Roasted Tomato and Red Pepper Soup


Soup Ingredients;


4 lbs. Roma Tomatoes sliced in half

1 red pepper chopped

2 red onions chopped

4 cloves garlic chopped

1 tablespoon sugar

sea salt

fresh black pepper

1/2 cup olive oil

1-2 cups vegetable broth


Basil Oil Ingredients;


1 cup fresh basil

1/2 cup olive oil

salt to taste


For Soup;

Preheat oven to 350 degrees

Slice tomatoes in half and place on a large baking sheet in a single layer. Sprinkle chopped red pepper, onions, and garlic over tomatoes. Sprinkle sugar, salt, black pepper and olive oil over vegetables. Place in oven and bake until tomatoes are golden brown on cut sides, approximately 1- 1 1/2 hours.


Remove from oven and allow to cool. Put vegetables along with all juices in food processor or blender and process until smooth.
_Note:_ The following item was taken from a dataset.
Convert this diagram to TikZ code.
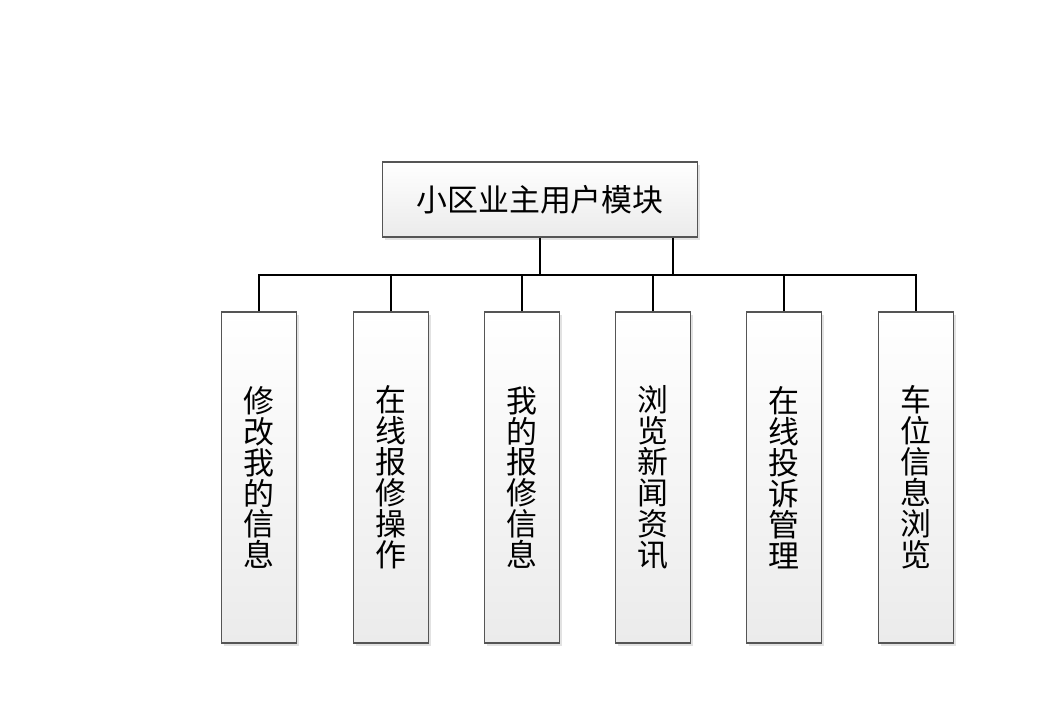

You will most likely need to do this in 2 batches. 

Place pureed mixture in soup pot. Add 1- 2 cups of vegetable broth to make soup desired consistency. Bring to a boil, reduce heat and simmer until ready to serve.


For Basil Oil;

Place basil and oil in a small processor, or blender and puree until smooth. Add salt to taste. 


Both the soup and the basil oil can be made ahead a day ahead. The soup can also be frozen until ready to serve. 


A note;

Please do not leave out the sugar. The sugar helps to take any bitterness out of the tomatoes.